Itamaraty Award for Cultural Diplomacy Strengthening the Bond Between China and Brazil

The first Itamaraty Award was presented to Chinese producer and art collector, Sarina Tang, for her efforts in bringing the two cultures closer together

September 12th, 2016
Silvia Muci, CD News

Art is probably one of the best expressions of cultural diplomacy, as it can communicate so much without a single world needing to be uttered. Sarina Tangs knows this well: in the last twenty years she has come up with several art exchanges and projects between Brazil and China. Her work has now earned her the Itamaraty Award, presented to her by the Brazilian Foreign Ministry's Department of Culture.

Sarina Tangs is living proof of the world that we live in, and she represents the good side of it. Born in Shanghai, she grew up halfway around the world in Sao Paulo. She is one of only a few people of her generation to master Portuguese and Chinese as a native speaker; moreover, she also learned French while studying history of art at the Ecole du Louvre in Paris.

She presently runs the Currents Art and Music Foundation, created in 2009. The main purpose of the organisation is to encourage interaction between Chinese artists and the international environment through organising art and music workshops, exhibitions and installations. International leaders in the field are invited to and hosted in Beijing for up to two months, in order to acquire a thorough knowledge of Chinese culture and lifestyle.

Between 2009 and 2014, Tang held ‘Shared and Divergent’, an exchange program for Chinese and Brazilian artists. As a result of this project Chinese artist, Song Dong, was able to hold an exhibition in So Paulo in 2014, titled “Regenerated”.

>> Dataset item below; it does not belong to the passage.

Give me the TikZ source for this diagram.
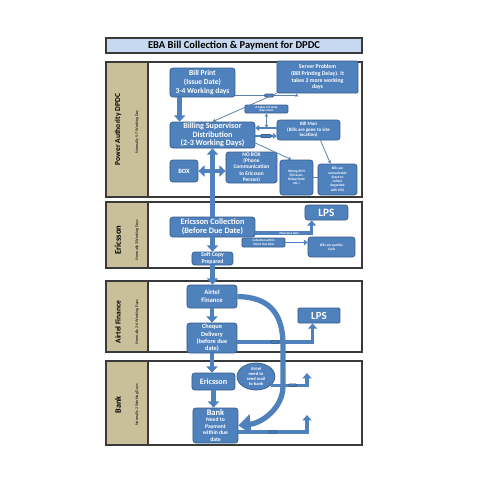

Her commitment is not limited to relations with Brazil. In 1995 and 1998, just before his death, she collaborated with one of the fathers of pop art, Roy Lichtenstein, in organizing an exhibition with his artworks in Chinese style. Furthermore, she commissioned six sculptures from the artist to be put in a square in Singapore. Permanent installations by Chinese sculptors were realized in Tokyo under her direction.